◆ Work instructions ◆
Go through the records from the first line and retype each one exactly, stopping once the line with "import matplotlib.transforms as mtransforms" is done. Pictures are left out.

◆ The records ◆
----
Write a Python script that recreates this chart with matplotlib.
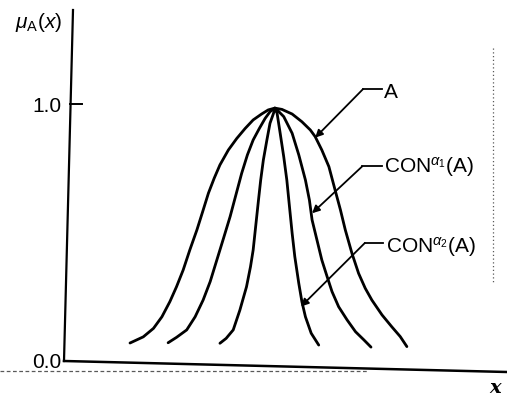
import matplotlib
matplotlib.use("Agg")
import matplotlib.pyplot as plt
from matplotlib.lines import Line2D
import matplotlib.transforms as mtransforms

plt.rcParams['font.family'] = ['Liberation Sans', 'DejaVu Sans']
plt.rcParams['mathtext.fontset'] = 'custom'
plt.rcParams['mathtext.rm'] = 'Liberation Sans'
plt.rcParams['mathtext.it'] = 'Liberation Sans:italic'
plt.rcParams['mathtext.bf'] = 'Liberation Sans:bold'

# ---- data ----
A_x = [1.49, 1.79, 2.02, 2.21, 2.39, 2.54, 2.69, 2.84, 3.00, 3.13, 3.26, 3.39,
       3.52, 3.71, 3.90, 4.09, 4.27, 4.46, 4.61, 4.76,
       4.92, 5.15, 5.37, 5.56, 5.67, 5.82, 5.98, 6.12, 6.24, 6.35, 6.50, 6.65,
       6.80, 6.95, 7.18, 7.40, 7.59, 7.74]
A_y = [0.070, 0.094, 0.127, 0.172, 0.231, 0.289, 0.354, 0.432, 0.510, 0.581,
       0.653, 0.711, 0.763, 0.821, 0.866, 0.905, 0.938, 0.961, 0.977, 0.984,
       0.979, 0.961, 0.931, 0.899, 0.873, 0.821, 0.756, 0.665, 0.588, 0.510,
       0.419, 0.341, 0.283, 0.237, 0.179, 0.133, 0.095, 0.056]

CON1_x = [2.35, 2.54, 2.77, 2.96, 3.14, 3.30, 3.45, 3.60, 3.75, 3.88, 4.01,
          4.14, 4.27, 4.41, 4.54, 4.65, 4.76,
          4.81, 4.96, 5.15, 5.30, 5.45, 5.54, 5.60, 5.71, 5.82, 5.94, 6.05,
          6.20, 6.39, 6.58, 6.77, 6.93]
CON1_y = [0.071, 0.092, 0.121, 0.172, 0.237, 0.309, 0.393, 0.477, 0.562,
          0.646, 0.730, 0.802, 0.860, 0.905, 0.944, 0.970, 0.984,
          0.977, 0.951, 0.886, 0.802, 0.704, 0.626, 0.549, 0.471, 0.393,
          0.328, 0.270, 0.211, 0.160, 0.114, 0.082, 0.054]

CON2_x = [3.52, 3.66, 3.82, 3.97, 4.12, 4.21, 4.27, 4.33, 4.39, 4.44, 4.50,
          4.58, 4.65, 4.73, 4.76,
          4.81, 4.88, 4.96, 5.03, 5.09, 5.15, 5.21, 5.30, 5.37, 5.45, 5.58, 5.75]
CON2_y = [0.069, 0.088, 0.121, 0.198, 0.289, 0.367, 0.432, 0.529, 0.626,
          0.704, 0.782, 0.860, 0.925, 0.964, 0.984,
          0.964, 0.886, 0.795, 0.704, 0.600, 0.497, 0.406, 0.302, 0.231,
          0.172, 0.108, 0.062]

ytick_vals = [0.0, 1.0]
ytick_labels = ['0.0', '1.0']

labels = ['A', r'CON$^{\alpha_1}$(A)', r'CON$^{\alpha_2}$(A)']
label_pos = [(7.23, 1.046), (7.23, 0.753), (7.27, 0.444)]
elbow_pos = [(6.75, 1.058), (6.73, 0.757), (6.79, 0.459)]
elbow_end = [7.18, 7.18, 7.20]
tip_pos = [(5.67, 0.869), (5.60, 0.575), (5.35, 0.212)]

W, H = 507, 396
fig = plt.figure(figsize=(W / 100, H / 100), dpi=100)
ax = fig.add_axes([64 / W, (H - 361) / H, 443 / W, 351 / H])
ax.set_xlim(0, 10)
ax.set_ylim(0, 351 / 257)
for s in ax.spines.values():
    s.set_visible(False)
ax.set_xticks([])
ax.set_yticks(ytick_vals)
ax.set_yticklabels(ytick_labels, fontsize=15)
ax.tick_params(axis='y', length=0, pad=2)

lw = 2.0
for xs, ys in [(A_x, A_y), (CON1_x, CON1_y), (CON2_x, CON2_y)]:
    ax.plot(xs, ys, color='black', lw=lw, solid_joinstyle='round',
            solid_capstyle='round')

# axes lines (slightly tilted as in the scan)
ax.plot([0, 9 / 443], [0, 1], transform=ax.transAxes, color='black', lw=1.6,
        clip_on=False)
ax.plot([0, 1], [0, -11 / 351], transform=ax.transAxes, color='black', lw=1.8,
        clip_on=False)
blend = mtransforms.blended_transform_factory(ax.transAxes, ax.transData)
ax.plot([6 / 443, 18 / 443], [1.0, 1.0], transform=blend, color='black', lw=1.4,
        clip_on=False)

# annotations
for lab, lp, ep, ee, tp in zip(labels, label_pos, elbow_pos, elbow_end, tip_pos):
    ax.text(lp[0], lp[1], lab, ha='left', va='center', fontsize=15)
    ax.plot([ep[0], ee], [ep[1], ep[1]], color='black', lw=1.3)
    ax.annotate('', xy=tp, xytext=ep,
                arrowprops=dict(arrowstyle='-|>', color='black', lw=1.3,
                                mutation_scale=11, shrinkA=0, shrinkB=0))

# scan artefacts: dotted edge on the right, dashed bleed-through below axis
ax.plot([9.68, 9.68], [1.218, 0.30], ls=(0, (1, 2)), color='0.35', lw=0.9)
fig.add_artist(Line2D([0, 367 / W], [1 - 371 / H, 1 - 371 / H],
                      ls=(0, (3, 2)), color='0.35', lw=0.9))

fig.text(15 / W, 1 - 23 / H, r'$\mu_{\mathrm{A}}(x)$', ha='left', va='center',
         fontsize=15)
fig.text(495 / W, 1 - 393 / H, 'x', ha='center', va='baseline', fontsize=14,
         family='DejaVu Serif', style='italic', weight='bold')

fig.savefig('out.png', dpi=100)
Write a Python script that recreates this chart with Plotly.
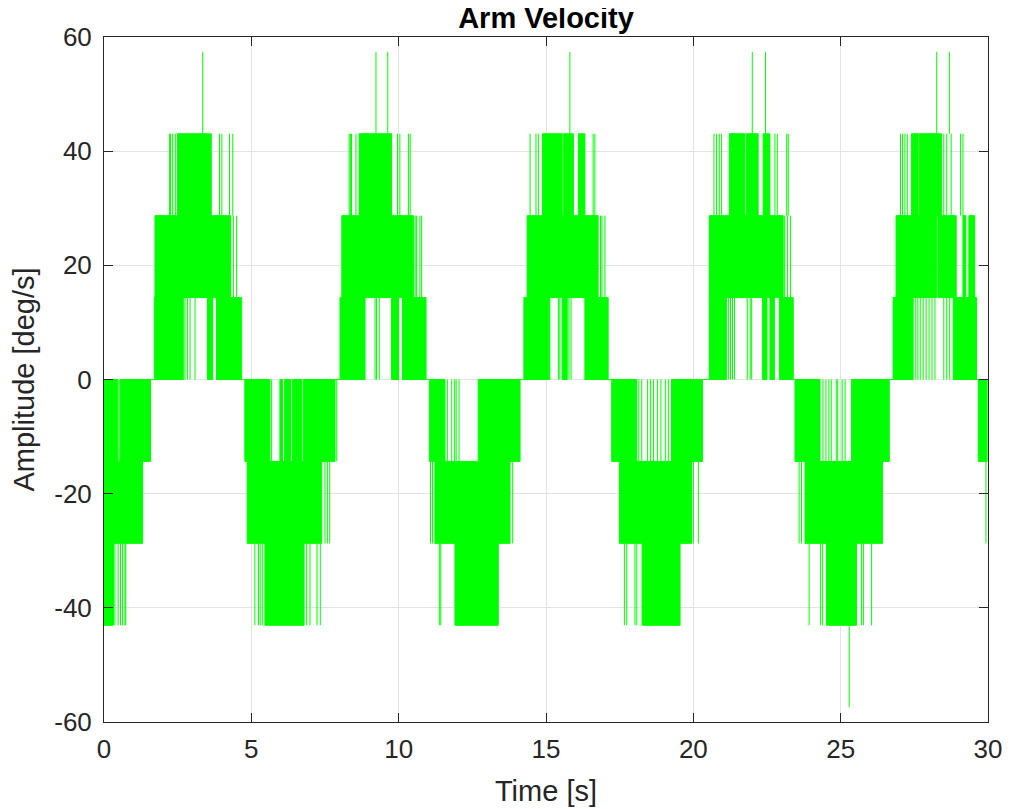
import plotly.graph_objects as go

# Quantised velocity levels (deg/s)
LEVELS = [0.0, 14.35, 28.7, 43.05, 57.4]

# ---- positive half-cycles: dense (solid-looking) intervals and isolated switches ----
pos_b1_solid = [(1.71, 2.69), (3.51, 3.69), (3.82, 4.67),
                (8.01, 8.86), (9.76, 10.0), (10.13, 10.93),
                (14.25, 15.13), (15.55, 15.72), (16.32, 17.11),
                (20.54, 21.13), (22.35, 22.5), (22.6, 22.75), (22.92, 23.39),
                (26.78, 27.46), (28.82, 29.61)]
pos_b1_lines = [2.75, 2.83, 2.92, 3.09,
                9.2, 9.25, 9.34,
                15.42, 15.47, 15.78, 15.85,
                21.2, 21.26, 21.33, 21.4, 21.83, 21.93, 21.98,
                27.55, 27.62, 27.7, 27.8, 27.9, 28.0, 28.1, 28.2, 28.5, 28.6, 28.7]
pos_b2_solid = [(1.73, 4.30), (8.07, 10.5), (14.36, 16.77), (20.54, 23.05),
                (26.88, 28.26), (28.3, 28.92), (29.15, 29.25), (29.35, 29.55)]
pos_b2_lines = [4.39, 4.50, 10.56, 10.61, 10.72, 10.78, 16.85, 16.9, 17.0,
                23.1, 23.2, 23.3]
pos_b3_solid = [(2.49, 3.64), (8.66, 9.76), (14.88, 15.55), (15.6, 15.93), (16.1, 16.32),
                (21.22, 21.75), (21.8, 22.2), (22.37, 22.6),
                (27.4, 27.63), (27.67, 28.42)]
pos_b3_lines = [2.22, 2.26, 2.33, 2.42, 3.92, 4.0, 4.26, 4.37,
                8.32, 8.36, 8.4, 8.55, 9.96, 10.04, 10.33, 10.39,
                14.46, 14.66, 14.74, 16.6, 16.66,
                20.7, 20.79, 20.88, 20.96, 22.77, 22.85, 23.17, 23.22,
                27.03, 27.1, 27.18, 27.26, 28.5, 28.6, 28.75, 29.07, 29.15]
pos_b4_lines = [3.35, 9.23, 9.63, 15.81, 22.0, 22.45, 28.26, 28.69]

# ---- negative half-cycles ----
neg_b1_solid = [(0.0, 0.08), (0.1, 0.17), (0.19, 0.47), (0.55, 1.58),
                (4.78, 5.63), (5.97, 6.06), (6.13, 6.34), (6.4, 6.71), (6.76, 7.84),
                (11.04, 11.57), (12.7, 14.12),
                (17.23, 18.08), (19.26, 20.31),
                (23.45, 24.3), (25.37, 26.65),
                (29.67, 29.97)]
neg_b1_lines = [0.51, 5.69, 7.9,
                11.65, 11.8, 11.9, 11.95, 12.05,
                18.15, 18.25, 18.45, 18.55, 18.65, 18.78, 18.9, 19.05, 19.15,
                24.4, 24.5, 24.6, 24.68, 24.85, 24.9, 25.05, 25.15]
neg_b2_solid = [(0.0, 1.31), (4.86, 7.39), (11.23, 13.78), (17.49, 19.94), (23.79, 26.42)]
neg_b2_lines = [7.5, 7.58, 7.66, 11.08, 11.15, 13.87, 20.0, 20.17, 23.59, 23.67, 29.93]
neg_b3_solid = [(0.0, 0.32), (5.46, 6.79), (11.91, 13.38), (18.26, 19.55), (24.52, 25.54)]
neg_b3_lines = [0.37, 0.48, 0.56, 0.63, 0.71, 0.74,
                5.12, 5.24, 5.3, 5.37, 6.88, 6.99, 7.23, 7.34,
                11.38, 11.43,
                17.66, 17.74, 18.02, 18.08,
                23.93, 24.32, 24.39, 25.71, 25.77, 26.05]
neg_b4_lines = [25.29]

# ---- intervals where the signal rests at zero ----
zero_rest = [(1.58, 1.71), (4.67, 4.78), (7.84, 8.01), (10.93, 11.04), (14.12, 14.25),
             (17.11, 17.23), (20.31, 20.54), (23.39, 23.45), (26.65, 26.78), (29.61, 29.67)]

X_TICKS = [0, 5, 10, 15, 20, 25, 30]
X_TICKTEXT = ["0", "5", "10", "15", "20", "25", "30"]
Y_TICKS = [-60, -40, -20, 0, 20, 40, 60]
Y_TICKTEXT = ["-60", "-40", "-20", "0", "20", "40", "60"]

GREEN = "#00ff00"
INK = "#262626"
FONT = "Liberation Sans, Arial, Helvetica, sans-serif"


def rects(intervals, lo, hi):
    xs, ys = [], []
    for t0, t1 in intervals:
        xs += [t0, t1, t1, t0, t0, None]
        ys += [lo, lo, hi, hi, lo, None]
    return xs, ys


def vlines(times, lo, hi):
    xs, ys = [], []
    for t in times:
        xs += [t, t, None]
        ys += [lo, hi, None]
    return xs, ys


fig = go.Figure()

solid_sets = [(pos_b1_solid, LEVELS[0], LEVELS[1]), (pos_b2_solid, LEVELS[1], LEVELS[2]),
              (pos_b3_solid, LEVELS[2], LEVELS[3]),
              (neg_b1_solid, -LEVELS[0], -LEVELS[1]), (neg_b2_solid, -LEVELS[1], -LEVELS[2]),
              (neg_b3_solid, -LEVELS[2], -LEVELS[3])]
for iv, lo, hi in solid_sets:
    xs, ys = rects(iv, lo, hi)
    fig.add_trace(go.Scatter(x=xs, y=ys, mode="lines", fill="toself", fillcolor=GREEN,
                             line=dict(color=GREEN, width=1), hoverinfo="skip",
                             showlegend=False))

line_sets = [(pos_b1_lines, LEVELS[0], LEVELS[1]), (pos_b2_lines, LEVELS[1], LEVELS[2]),
             (pos_b3_lines, LEVELS[2], LEVELS[3]), (pos_b4_lines, LEVELS[3], LEVELS[4]),
             (neg_b1_lines, -LEVELS[0], -LEVELS[1]), (neg_b2_lines, -LEVELS[1], -LEVELS[2]),
             (neg_b3_lines, -LEVELS[2], -LEVELS[3]), (neg_b4_lines, -LEVELS[3], -LEVELS[4])]
for ts, lo, hi in line_sets:
    xs, ys = vlines(ts, lo, hi)
    fig.add_trace(go.Scatter(x=xs, y=ys, mode="lines", line=dict(color=GREEN, width=1),
                             hoverinfo="skip", showlegend=False))

zx, zy = [], []
for t0, t1 in zero_rest:
    zx += [t0, t1, None]
    zy += [0, 0, None]
fig.add_trace(go.Scatter(x=zx, y=zy, mode="lines", line=dict(color=GREEN, width=1),
                         hoverinfo="skip", showlegend=False))

axis_common = dict(showline=True, linecolor=INK, linewidth=1, mirror="ticks",
                   ticks="inside", ticklen=9, tickcolor=INK, tickwidth=1,
                   showgrid=True, gridcolor="#e3e3e3", gridwidth=1, zeroline=False,
                   automargin=False,
                   tickfont=dict(family=FONT, size=26, color=INK))

fig.update_xaxes(range=[0, 30], tickvals=X_TICKS, ticktext=X_TICKTEXT,
                 ticklabelstandoff=4,
                 title=dict(text="Time [s]", font=dict(family=FONT, size=29, color=INK),
                            standoff=17),
                 **axis_common)
fig.update_yaxes(range=[-60, 60], tickvals=Y_TICKS, ticktext=Y_TICKTEXT,
                 ticklabelstandoff=6,
                 title=dict(text="Amplitude [deg/s]", font=dict(family=FONT, size=29, color=INK),
                            standoff=12),
                 **axis_common)

# the page adds an 8 px body margin, so the figure is sized/shifted to compensate
fig.update_layout(
    width=1009, height=801,
    margin=dict(l=96, r=29, t=29, b=87),
    paper_bgcolor="white", plot_bgcolor="white",
    title=dict(text="<b>Arm Velocity</b>", x=0.5, xref="paper", xanchor="center",
               y=1.0, yanchor="top", yref="container", pad=dict(t=0, b=0),
               font=dict(family=FONT, size=29, color="black")),
    showlegend=False,
)

fig.write_html("out.html")
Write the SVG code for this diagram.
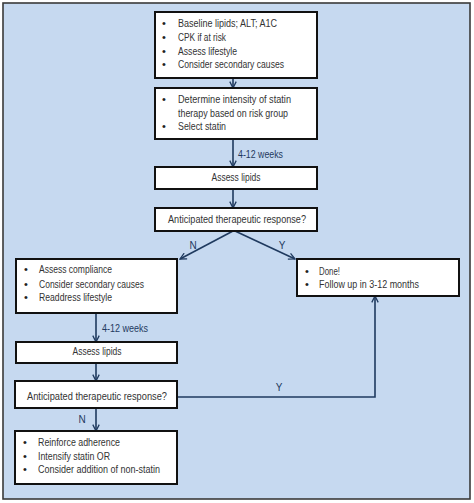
----
◆ Exercise result ◆
Write a Python script that recreates this chart with matplotlib.
import matplotlib
matplotlib.use("Agg")
import matplotlib.pyplot as plt
from matplotlib.lines import Line2D
import matplotlib.transforms as mtransforms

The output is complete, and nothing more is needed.